WRITTEN PROBLEM: Determine the number of lines that contain the word "this", then state that number and nothing more.

EXTRACTED MATERIAL:
-.-.-

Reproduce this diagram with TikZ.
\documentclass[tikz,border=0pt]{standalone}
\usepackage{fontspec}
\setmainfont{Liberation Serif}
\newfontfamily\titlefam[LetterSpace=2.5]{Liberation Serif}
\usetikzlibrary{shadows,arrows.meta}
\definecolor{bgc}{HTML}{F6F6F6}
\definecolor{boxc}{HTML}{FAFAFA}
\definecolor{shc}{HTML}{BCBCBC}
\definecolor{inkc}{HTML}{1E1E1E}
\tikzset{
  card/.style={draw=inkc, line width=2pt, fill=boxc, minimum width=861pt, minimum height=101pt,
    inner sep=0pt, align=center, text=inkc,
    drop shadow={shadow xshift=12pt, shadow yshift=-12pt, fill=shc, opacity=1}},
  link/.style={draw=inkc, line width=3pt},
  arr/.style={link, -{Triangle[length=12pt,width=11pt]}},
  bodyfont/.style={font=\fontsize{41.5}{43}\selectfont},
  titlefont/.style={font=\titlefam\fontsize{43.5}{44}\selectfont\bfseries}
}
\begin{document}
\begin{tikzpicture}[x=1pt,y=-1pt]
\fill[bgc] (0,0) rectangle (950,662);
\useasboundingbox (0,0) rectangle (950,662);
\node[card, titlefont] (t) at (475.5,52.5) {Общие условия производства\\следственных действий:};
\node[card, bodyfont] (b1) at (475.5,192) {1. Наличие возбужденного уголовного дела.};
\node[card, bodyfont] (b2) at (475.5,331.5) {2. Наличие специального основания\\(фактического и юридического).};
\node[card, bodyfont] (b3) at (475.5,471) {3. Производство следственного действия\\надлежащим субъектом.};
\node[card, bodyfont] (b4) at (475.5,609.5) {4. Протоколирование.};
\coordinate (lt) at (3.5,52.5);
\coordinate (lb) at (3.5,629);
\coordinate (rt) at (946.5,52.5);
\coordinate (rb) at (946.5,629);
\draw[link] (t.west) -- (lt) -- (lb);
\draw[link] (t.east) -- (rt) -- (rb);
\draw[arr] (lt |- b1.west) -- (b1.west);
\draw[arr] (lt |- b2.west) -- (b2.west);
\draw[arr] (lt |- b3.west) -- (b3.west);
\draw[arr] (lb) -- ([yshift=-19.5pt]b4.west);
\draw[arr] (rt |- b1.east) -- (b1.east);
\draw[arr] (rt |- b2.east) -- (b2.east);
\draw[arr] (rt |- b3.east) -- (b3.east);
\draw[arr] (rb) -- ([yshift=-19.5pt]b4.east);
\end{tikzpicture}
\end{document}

-.-.-

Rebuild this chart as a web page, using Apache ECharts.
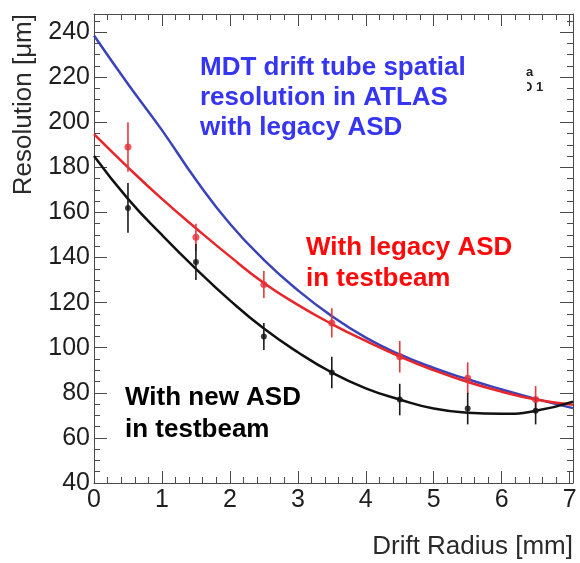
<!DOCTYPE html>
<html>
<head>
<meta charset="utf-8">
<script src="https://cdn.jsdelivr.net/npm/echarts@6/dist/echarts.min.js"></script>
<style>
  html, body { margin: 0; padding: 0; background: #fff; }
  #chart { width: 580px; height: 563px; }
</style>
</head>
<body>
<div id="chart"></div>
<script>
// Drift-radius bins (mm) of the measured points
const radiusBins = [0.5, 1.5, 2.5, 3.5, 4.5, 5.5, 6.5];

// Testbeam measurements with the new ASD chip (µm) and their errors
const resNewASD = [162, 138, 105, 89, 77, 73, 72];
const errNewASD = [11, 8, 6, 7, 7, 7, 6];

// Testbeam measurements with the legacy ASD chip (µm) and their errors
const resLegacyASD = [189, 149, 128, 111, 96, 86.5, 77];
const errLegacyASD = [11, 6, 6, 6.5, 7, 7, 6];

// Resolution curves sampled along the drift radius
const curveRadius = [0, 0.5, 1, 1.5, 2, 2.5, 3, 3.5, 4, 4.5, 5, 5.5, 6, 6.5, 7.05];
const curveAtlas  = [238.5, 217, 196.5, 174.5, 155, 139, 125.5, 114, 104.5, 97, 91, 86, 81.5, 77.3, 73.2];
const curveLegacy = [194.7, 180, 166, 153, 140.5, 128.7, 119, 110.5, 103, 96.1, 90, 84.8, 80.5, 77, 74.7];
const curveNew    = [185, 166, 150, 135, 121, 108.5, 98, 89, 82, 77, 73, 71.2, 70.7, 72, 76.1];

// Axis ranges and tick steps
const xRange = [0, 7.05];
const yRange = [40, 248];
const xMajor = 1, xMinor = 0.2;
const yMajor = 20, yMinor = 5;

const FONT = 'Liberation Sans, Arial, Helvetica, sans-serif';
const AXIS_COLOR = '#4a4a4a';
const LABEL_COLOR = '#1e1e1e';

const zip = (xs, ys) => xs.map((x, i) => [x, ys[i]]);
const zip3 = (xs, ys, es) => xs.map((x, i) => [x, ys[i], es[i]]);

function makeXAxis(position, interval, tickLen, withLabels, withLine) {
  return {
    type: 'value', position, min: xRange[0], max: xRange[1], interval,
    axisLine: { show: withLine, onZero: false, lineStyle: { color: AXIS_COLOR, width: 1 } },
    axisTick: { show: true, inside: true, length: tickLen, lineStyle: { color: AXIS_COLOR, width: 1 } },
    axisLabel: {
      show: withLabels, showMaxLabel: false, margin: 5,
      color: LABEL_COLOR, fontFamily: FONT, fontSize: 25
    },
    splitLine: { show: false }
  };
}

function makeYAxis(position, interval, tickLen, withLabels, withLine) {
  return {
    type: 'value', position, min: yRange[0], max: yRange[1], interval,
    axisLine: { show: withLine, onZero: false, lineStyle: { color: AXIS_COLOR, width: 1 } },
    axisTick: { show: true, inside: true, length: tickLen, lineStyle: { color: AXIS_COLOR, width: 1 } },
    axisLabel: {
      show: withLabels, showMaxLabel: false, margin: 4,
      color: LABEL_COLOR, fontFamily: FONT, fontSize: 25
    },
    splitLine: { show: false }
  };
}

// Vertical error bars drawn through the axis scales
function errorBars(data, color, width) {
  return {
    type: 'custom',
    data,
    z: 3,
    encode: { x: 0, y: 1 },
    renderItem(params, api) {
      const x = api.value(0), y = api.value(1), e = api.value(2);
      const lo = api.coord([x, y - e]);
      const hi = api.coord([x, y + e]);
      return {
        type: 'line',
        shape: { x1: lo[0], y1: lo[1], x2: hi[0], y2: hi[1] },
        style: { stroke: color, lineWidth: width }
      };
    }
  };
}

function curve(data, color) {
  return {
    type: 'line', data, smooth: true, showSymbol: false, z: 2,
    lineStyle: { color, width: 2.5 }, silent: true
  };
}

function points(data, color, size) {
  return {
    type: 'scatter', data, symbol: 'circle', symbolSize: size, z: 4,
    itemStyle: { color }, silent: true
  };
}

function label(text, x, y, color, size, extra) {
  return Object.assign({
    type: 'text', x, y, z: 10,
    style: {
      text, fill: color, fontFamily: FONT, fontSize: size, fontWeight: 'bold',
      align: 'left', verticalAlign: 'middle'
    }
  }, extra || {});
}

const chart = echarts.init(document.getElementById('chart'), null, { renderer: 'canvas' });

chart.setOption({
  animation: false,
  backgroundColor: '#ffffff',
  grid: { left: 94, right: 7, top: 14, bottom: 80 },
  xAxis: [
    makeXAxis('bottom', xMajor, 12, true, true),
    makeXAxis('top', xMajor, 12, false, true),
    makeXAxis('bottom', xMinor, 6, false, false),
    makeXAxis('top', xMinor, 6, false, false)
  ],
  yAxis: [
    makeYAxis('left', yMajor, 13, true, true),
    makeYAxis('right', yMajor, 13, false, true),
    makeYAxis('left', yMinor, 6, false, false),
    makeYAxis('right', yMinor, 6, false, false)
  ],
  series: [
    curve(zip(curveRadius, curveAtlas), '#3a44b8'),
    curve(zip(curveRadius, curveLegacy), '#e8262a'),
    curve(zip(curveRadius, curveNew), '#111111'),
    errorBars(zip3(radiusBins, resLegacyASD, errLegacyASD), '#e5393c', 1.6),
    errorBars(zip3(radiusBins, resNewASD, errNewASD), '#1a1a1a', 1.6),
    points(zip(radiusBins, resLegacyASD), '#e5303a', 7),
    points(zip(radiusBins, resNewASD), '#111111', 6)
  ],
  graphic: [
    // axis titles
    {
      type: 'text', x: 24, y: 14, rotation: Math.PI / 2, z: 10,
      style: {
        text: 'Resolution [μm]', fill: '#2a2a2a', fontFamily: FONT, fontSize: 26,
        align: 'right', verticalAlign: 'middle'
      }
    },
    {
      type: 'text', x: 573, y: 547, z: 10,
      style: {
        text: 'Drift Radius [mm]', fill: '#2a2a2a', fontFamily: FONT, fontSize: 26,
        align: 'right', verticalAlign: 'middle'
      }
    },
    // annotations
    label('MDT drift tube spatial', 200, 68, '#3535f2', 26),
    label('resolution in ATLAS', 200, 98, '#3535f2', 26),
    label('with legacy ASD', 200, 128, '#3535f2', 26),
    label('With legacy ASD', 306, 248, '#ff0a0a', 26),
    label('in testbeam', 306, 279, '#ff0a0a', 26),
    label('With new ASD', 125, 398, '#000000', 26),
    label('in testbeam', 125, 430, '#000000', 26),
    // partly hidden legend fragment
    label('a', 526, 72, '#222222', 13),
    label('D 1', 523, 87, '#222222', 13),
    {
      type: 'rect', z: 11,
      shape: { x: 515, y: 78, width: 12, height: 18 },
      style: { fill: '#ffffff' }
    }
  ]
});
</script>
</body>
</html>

-.-.-

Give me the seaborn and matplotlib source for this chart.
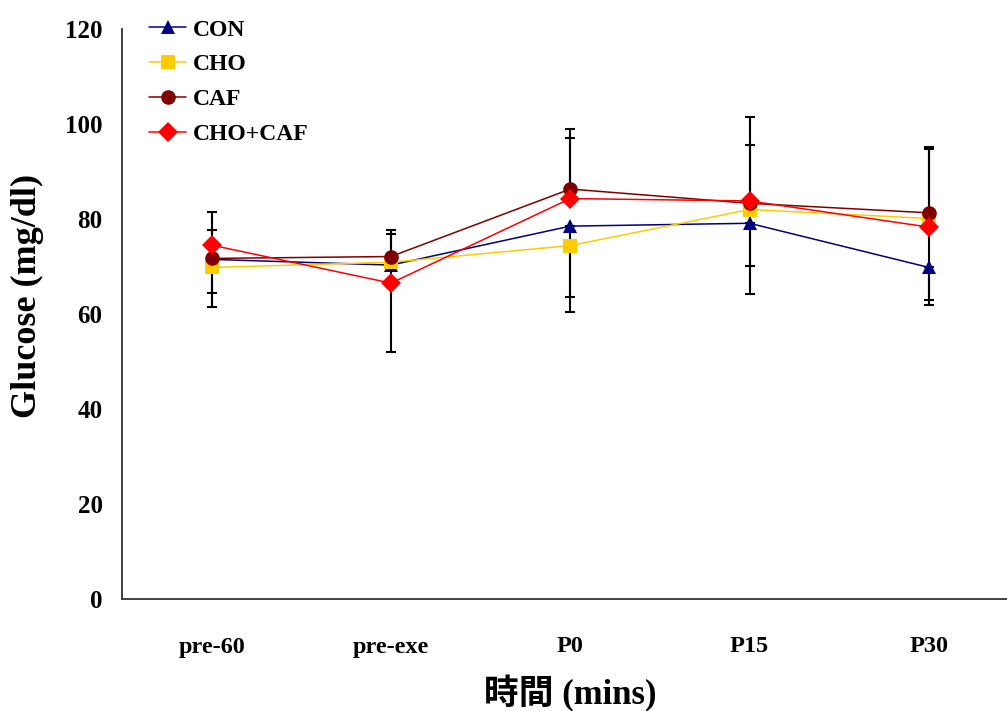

-.-.-

CORRECT RESULT: 3